La firma del acuerdo de paz entre Israel y Hamás, celebrada el lunes 13 de octubre en Sharm el Sheij, Egipto, marca un punto de inflexión que muchos interpretan como el comienzo de una nueva era. Bajo la mirada del presidente estadounidense, Donald Trump, y con el respaldo de Egipto, Qatar y Turquía, el pacto simboliza, al menos en el discurso, el fin de la guerra en Gaza y el inicio de una posible reconciliación regional. Sin embargo, en Medio Oriente nada está garantizado, y la historia enseña que cada alto el fuego suele ser apenas una pausa en un conflicto más amplio.
Trump ha presentado este acuerdo como el mayor logro diplomático de su regreso al poder, una victoria personal que refuerza su narrativa de “paz mediante poder”. Pero la letra fina del plan deja amplias zonas oscuras: no queda claro el grado de soberanía que se otorgará a Palestina, quién supervisará la desmilitarización de Hamás ni cómo se garantizará la seguridad israelí sin reactivar el ciclo de represalias y ocupaciones. Estas ambigüedades podrían convertirse pronto en detonadores de nuevas tensiones.

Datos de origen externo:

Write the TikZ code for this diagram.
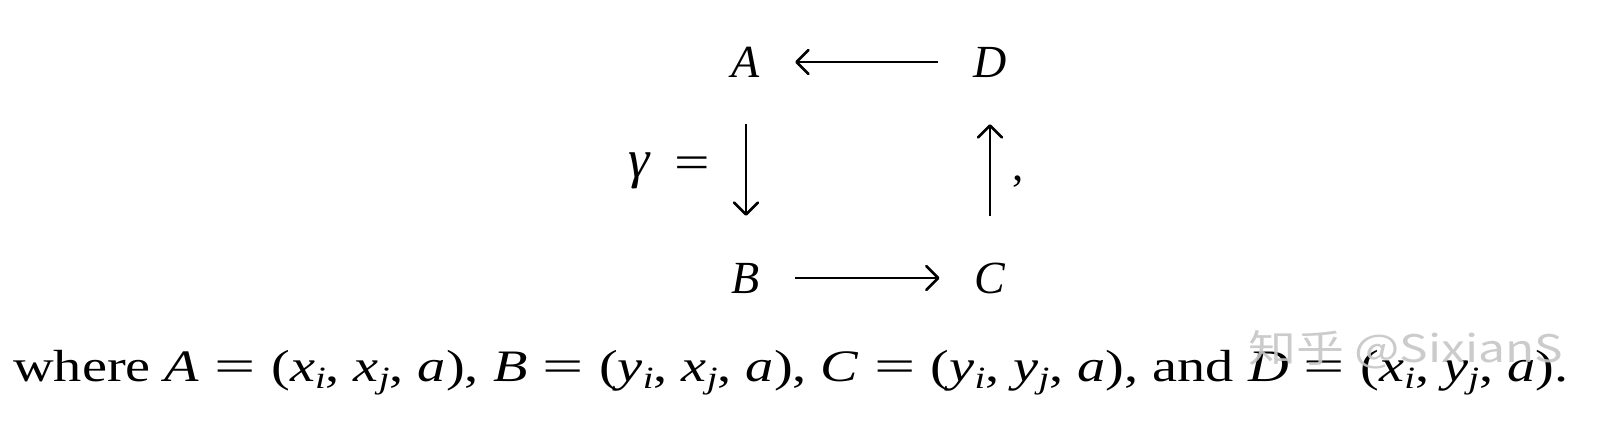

Para Estados Unidos, el acuerdo representa la oportunidad de reposicionarse como el árbitro central en un tablero donde Rusia e Irán habían ganado influencia. Pero el riesgo es igualmente alto: si el pacto se desmorona, el fracaso no solo afectará la imagen de Trump, sino también la credibilidad global de Washington como garante de estabilidad.
Europa, por su parte, mira el acuerdo con una mezcla de esperanza y recelo. Francia y Alemania insisten en que cualquier avance debe inscribirse en el marco del derecho internacional y de la solución de dos Estados. Bruselas teme que el plan estadounidense privilegie el control político sobre la justicia, dejando a los palestinos como meros beneficiarios pasivos de una paz diseñada lejos de su voz.
Las oportunidades son evidentes: el alto el fuego puede abrir espacio para reconstruir Gaza, restablecer el flujo de ayuda humanitaria y reactivar los canales diplomáticos con los países árabes que participaron en los Acuerdos de Abraham. Si la comunidad internacional logra institucionalizar mecanismos de verificación y los actores locales se comprometen realmente, podría surgir una paz imperfecta, pero funcional.
No obstante, los riesgos son múltiples. La división interna entre Hamás y Fatah amenaza con fragmentar aún más la representación palestina. En Israel, los sectores más duros del gobierno podrían boicotear cualquier concesión territorial o política. Y en el entorno regional, actores como Irán o Hezbolá podrían aprovechar cualquier vacío para retomar su protagonismo. A ello se suma el desafío monumental de reconstruir Gaza: sin mejoras tangibles en las condiciones de vida de sus habitantes, el resentimiento social será terreno fértil para el resurgimiento de la violencia.
El nuevo pacto, en suma, abre una ventana de oportunidad, pero también expone las costuras de una región donde la paz se mide en días y la desconfianza en décadas. Para que este acuerdo no sea otro episodio efímero en la larga crónica de promesas incumplidas, deberá construirse sobre transparencia, equidad y vigilancia internacional. De lo contrario, el “fin de la guerra” proclamado por Trump podría convertirse, una vez más, en el preludio de la próxima.